Language is powerful. What we say and how we say it can have a big impact on the people we are speaking to – often much more than we realise. This can be particularly true for people who have gone through trauma at some point in their lives. Trauma sensitive language is part of trauma-informed care, which is an important part of the way many health (particularly mental health), family and community services now work with clients and patients.

Some of our projects require a keen understanding and application of trauma sensitive language. We believe information regarding this type of language is important for people to learn about and share.

What is trauma?

Trauma results from an event, or series of events or circumstances, that a person finds overwhelming or life-changing. The event can affect their psychological development or wellbeing. Individual trauma includes things like abuse, domestic violence, experiences of war and other types of violence.

Trauma can also be intergenerational or historical and collective: “Cumulative emotional and psychological wounding, over the lifespan and across generations, emanating from massive group trauma experiences.” (Maria Yellow Horse Brave Heart, 2003). Examples of intergenerational or historical trauma include colonisation and the Stolen Generations.

What is trauma-informed care?

Trauma-informed care or practice is a framework for how services are delivered. It’s based on knowledge and understanding of how trauma can affect people’s lives. Trauma-informed care means that services are aware and sensitive to a person’s history of trauma and how this might affect their behaviour and the services they need. Without this understanding, services can unintentionally re-traumatise their clients.

Trauma-informed care should involve all staff in an organisation. All staff members are important to a client’s recovery process and need to have skills and sensitivity. Using trauma sensitive language is an important part of trauma-informed care.

Trauma sensitive language

Language matters and words have power. When speaking to someone who has been through trauma, particularly about that trauma, you need to think carefully before you speak and speak with intention. We need to be aware of the words we choose, the tone we use and how we phrase our questions.

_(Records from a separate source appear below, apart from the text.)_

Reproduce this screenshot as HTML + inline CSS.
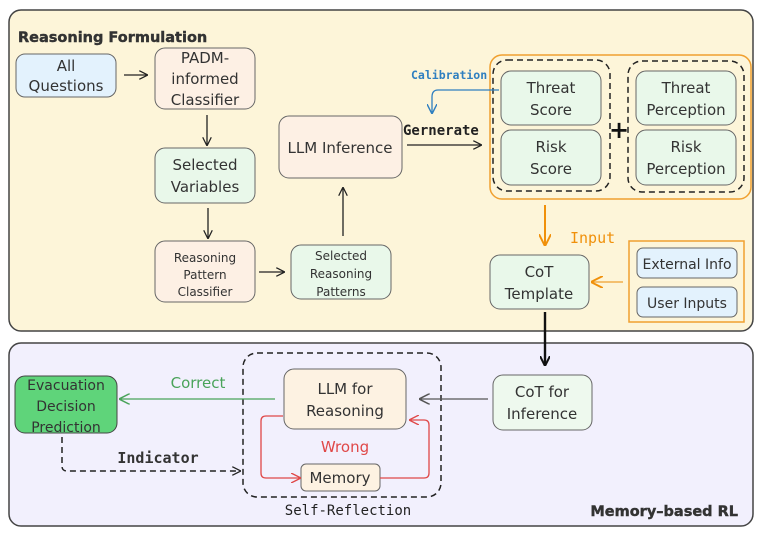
<!DOCTYPE html>
<html><head><meta charset="utf-8"><style>
html,body{margin:0;padding:0;background:#fff}
svg{display:block}
.t{font-family:"DejaVu Sans","Liberation Sans",sans-serif;fill:#333;text-anchor:middle}
.m{font-family:"DejaVu Sans Mono","Liberation Mono",monospace}
</style></head><body>
<svg width="765" height="537" viewBox="0 0 765 537" xmlns="http://www.w3.org/2000/svg">
<defs>
<marker id="a" viewBox="0 0 10 10" refX="9" refY="5" markerWidth="9" markerHeight="9" orient="auto" markerUnits="userSpaceOnUse"><path d="M0,0L10,5L0,10" fill="none" stroke="#222" stroke-width="1.4"/></marker>
<marker id="ab" viewBox="0 0 10 10" refX="9" refY="5" markerWidth="10" markerHeight="10" orient="auto" markerUnits="userSpaceOnUse"><path d="M0,0L10,5L0,10" fill="none" stroke="#111" stroke-width="2"/></marker>
<marker id="ao" viewBox="0 0 10 10" refX="9" refY="5" markerWidth="12" markerHeight="12" orient="auto" markerUnits="userSpaceOnUse"><path d="M0,0L10,5L0,10" fill="none" stroke="#f0900a" stroke-width="1.6"/></marker>
<marker id="abl" viewBox="0 0 10 10" refX="9" refY="5" markerWidth="10" markerHeight="10" orient="auto" markerUnits="userSpaceOnUse"><path d="M0,0L10,5L0,10" fill="none" stroke="#2f7fc0" stroke-width="1.4"/></marker>
<marker id="ag" viewBox="0 0 10 10" refX="9" refY="5" markerWidth="11" markerHeight="11" orient="auto" markerUnits="userSpaceOnUse"><path d="M0,0L10,5L0,10" fill="none" stroke="#4aa35a" stroke-width="1.4"/></marker>
<marker id="agr" viewBox="0 0 10 10" refX="9" refY="5" markerWidth="11" markerHeight="11" orient="auto" markerUnits="userSpaceOnUse"><path d="M0,0L10,5L0,10" fill="none" stroke="#555" stroke-width="1.4"/></marker>
<marker id="ar" viewBox="0 0 10 10" refX="9" refY="5" markerWidth="10" markerHeight="10" orient="auto" markerUnits="userSpaceOnUse"><path d="M0,0L10,5L0,10" fill="none" stroke="#e04848" stroke-width="1.4"/></marker>
</defs>

<rect x="9" y="10" width="744" height="321" rx="12" fill="#fdf5d9" stroke="#444" stroke-width="1.5"/>
<rect x="9" y="343" width="744" height="183" rx="12" fill="#f2f0fd" stroke="#444" stroke-width="1.5"/>
<text x="18" y="42" style="font-family:'DejaVu Sans',sans-serif;font-weight:900;font-size:14.5px;fill:#333;stroke:#333;stroke-width:0.4">Reasoning Formulation</text>
<text x="738" y="516" style="font-family:'DejaVu Sans',sans-serif;font-weight:900;font-size:14.5px;fill:#333;stroke:#333;stroke-width:0.4;text-anchor:end">Memory–based RL</text>

<g stroke="#666" stroke-width="1">
<rect x="16" y="54" width="100" height="43" rx="9" fill="#e3f2fd"/>
<rect x="155" y="48" width="100" height="61" rx="10" fill="#fdf0e4"/>
<rect x="155" y="148" width="100" height="55" rx="10" fill="#e9f8ea"/>
<rect x="155" y="241" width="100" height="61" rx="10" fill="#fdf0e4"/>
<rect x="291" y="245" width="100" height="54" rx="10" fill="#e9f8ea"/>
<rect x="279" y="116" width="123" height="62" rx="10" fill="#fdf0e4"/>
<rect x="501" y="71" width="100" height="54" rx="10" fill="#e9f8ea"/>
<rect x="501" y="130" width="100" height="55" rx="10" fill="#e9f8ea"/>
<rect x="636" y="71" width="100" height="54" rx="10" fill="#e9f8ea"/>
<rect x="636" y="130" width="100" height="55" rx="10" fill="#e9f8ea"/>
<rect x="490" y="255" width="99" height="54" rx="10" fill="#e9f8ea"/>
<rect x="637" y="248" width="100" height="30" rx="6" fill="#e3f2fd"/>
<rect x="637" y="287" width="100" height="30" rx="6" fill="#e3f2fd"/>
<rect x="15" y="376" width="102" height="57" rx="10" fill="#5fd47a" stroke="#444"/>
<rect x="284" y="369" width="122" height="60" rx="10" fill="#fdf2e2"/>
<rect x="301" y="464" width="79" height="27" rx="5" fill="#fdf2e2"/>
<rect x="493" y="375" width="99" height="55" rx="10" fill="#eef9ee"/>
</g>
<rect x="490" y="55" width="261" height="144" rx="12" fill="none" stroke="#f0a030" stroke-width="1.5"/>
<rect x="629" y="241" width="115" height="81" fill="none" stroke="#f0a030" stroke-width="1.5"/>
<g fill="none" stroke="#222" stroke-width="1.5" stroke-dasharray="6,4">
<rect x="493" y="60" width="117" height="131" rx="14"/>
<rect x="628" y="61" width="116" height="131" rx="14"/>
<rect x="243" y="353" width="198" height="144" rx="14"/>
</g>

<g class="t" font-size="15">
<text x="66" y="71">All</text><text x="66" y="91">Questions</text>
<text x="205" y="63">PADM-</text><text x="205" y="84">informed</text><text x="205" y="105">Classifier</text>
<text x="205" y="170">Selected</text><text x="205" y="192">Variables</text>
<text x="340" y="153">LLM Inference</text>
<text x="551" y="93">Threat</text><text x="551" y="115">Score</text>
<text x="551" y="152">Risk</text><text x="551" y="174">Score</text>
<text x="686" y="93">Threat</text><text x="686" y="115">Perception</text>
<text x="686" y="152">Risk</text><text x="686" y="174">Perception</text>
<text x="539" y="277">CoT</text><text x="539" y="299">Template</text>
<text x="687" y="269" font-size="14">External Info</text>
<text x="687" y="308" font-size="14">User Inputs</text>
<text x="66" y="390" font-size="14">Evacuation</text><text x="66" y="411" font-size="14">Decision</text><text x="66" y="432" font-size="14">Prediction</text>
<text x="345" y="394">LLM for</text><text x="345" y="416">Reasoning</text>
<text x="340" y="483">Memory</text>
<text x="542" y="397">CoT  for</text><text x="542" y="419">Inference</text>
</g>
<g class="t" font-size="12">
<text x="205" y="262">Reasoning</text><text x="205" y="279">Pattern</text><text x="205" y="296">Classifier</text>
<text x="341" y="260">Selected</text><text x="341" y="278">Reasoning</text><text x="341" y="296">Patterns</text>
</g>
<text x="619" y="138" style="font-family:'DejaVu Sans',sans-serif;font-weight:bold;font-size:24px;fill:#111;text-anchor:middle">+</text>
<text x="403" y="135" class="m" font-size="14" font-weight="bold" fill="#222">Gernerate</text>
<text x="411" y="79" class="m" font-size="11.5" font-weight="bold" fill="#2f7fc0">Calibration</text>
<text x="570" y="243" class="m" font-size="15" fill="#f0900a">Input</text>
<text x="198" y="388" style="font-family:'DejaVu Sans',sans-serif;font-size:15px;fill:#4aa35a;text-anchor:middle">Correct</text>
<text x="345" y="452" style="font-family:'DejaVu Sans',sans-serif;font-size:15px;fill:#e04848;text-anchor:middle">Wrong</text>
<text x="158" y="463" class="m" font-size="15" font-weight="bold" fill="#333" text-anchor="middle">Indicator</text>
<text x="348" y="515" class="m" font-size="14" fill="#222" text-anchor="middle">Self-Reflection</text>

<g fill="none" stroke-width="1.3">
<path d="M124,75H147" stroke="#222" marker-end="url(#a)"/>
<path d="M207,115V145" stroke="#222" marker-end="url(#a)"/>
<path d="M208,208V238" stroke="#222" marker-end="url(#a)"/>
<path d="M259,272H284" stroke="#222" marker-end="url(#a)"/>
<path d="M343,236V188" stroke="#222" marker-end="url(#a)"/>
<path d="M407,145H481" stroke="#222" marker-end="url(#a)"/>
<path d="M499,90H438Q432,90 432,97V113" stroke="#2f7fc0" marker-end="url(#abl)"/>
<path d="M545,205V245" stroke="#f0900a" stroke-width="2" marker-end="url(#ao)"/>
<path d="M623,282H592" stroke="#f0a030" marker-end="url(#ao)"/>
<path d="M545,312V365" stroke="#111" stroke-width="2.4" marker-end="url(#ab)"/>
<path d="M275,399H120" stroke="#4aa35a" marker-end="url(#ag)"/>
<path d="M488,399H420" stroke="#555" marker-end="url(#agr)"/>
<path d="M283,416H266Q261,416 261,421V473Q261,478 266,478H300" stroke="#e04848" marker-end="url(#ar)"/>
<path d="M380,478H424Q429,478 429,473V425Q429,420 424,420H410" stroke="#e04848" marker-end="url(#ar)"/>
<path d="M62,437V466Q62,471 67,471H240" stroke="#222" stroke-width="1.5" stroke-dasharray="6,4" marker-end="url(#a)"/>
</g>
</svg>
</body></html>
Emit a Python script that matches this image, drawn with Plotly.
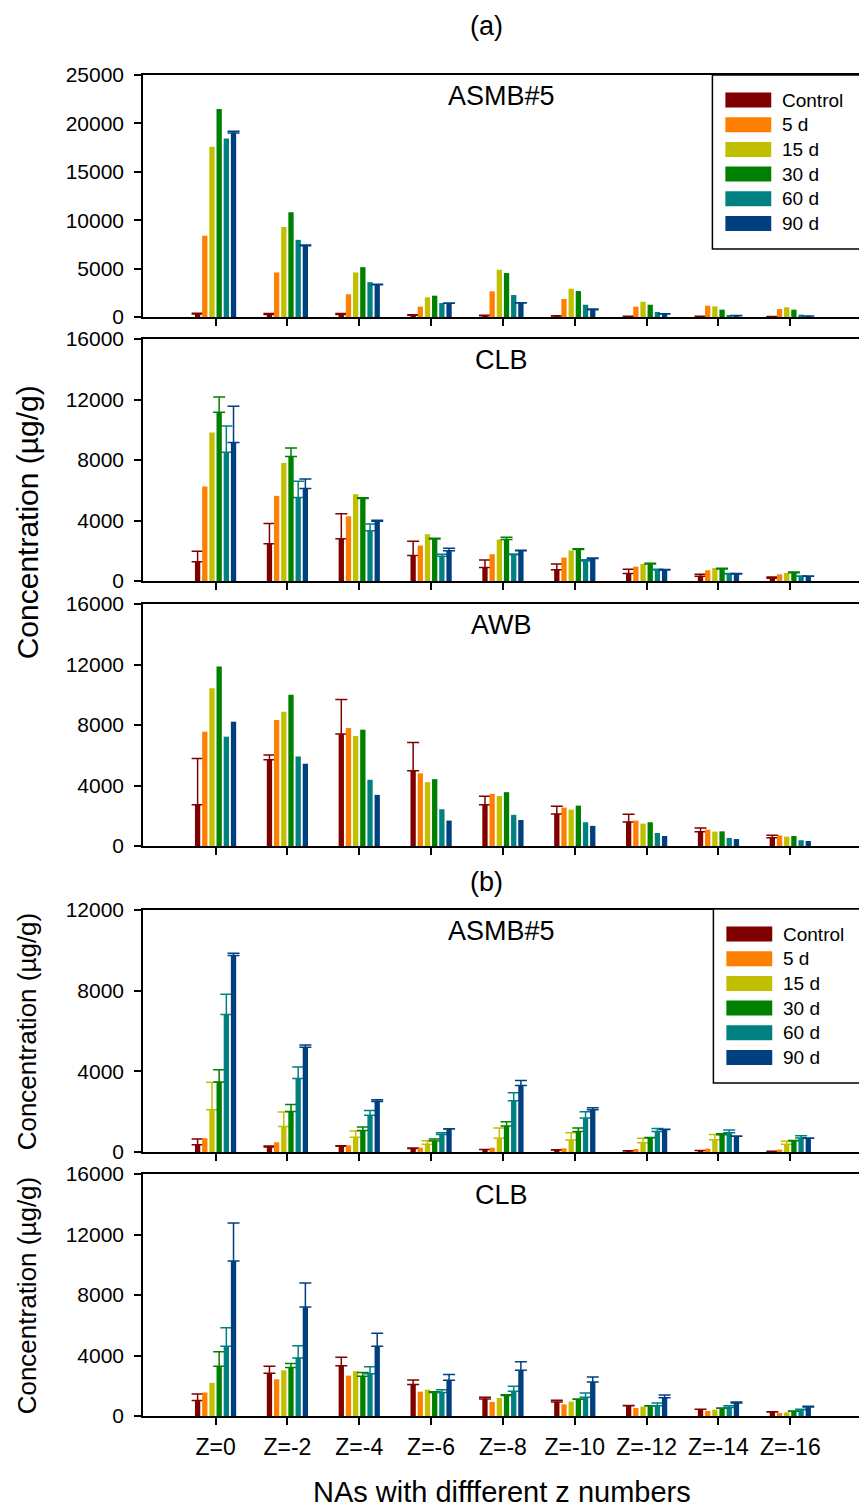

When people with post-traumatic stress disorder are faced with trauma-related words, they often have slower response times, showing that these words have more emotional content and that they are delaying the information being processed.

Things to consider when aiming for trauma sensitive language:

  • no labels
  • no judgement
  • no jargon.

Which words to use and avoid will depend on the individual and their situation. A person’s preferred words can also change. You need to speak to individuals and ask what their preference is.

As an example, the word ‘survivor’ is generally preferred to ‘victim’, but in some instances ‘victim’ can be the preferred term. This choice can depend on where, or at what stage, a person is in regard to their trauma.

We all need to be more aware of how other people’s history and situations might affect them and think about how what we say impacts others.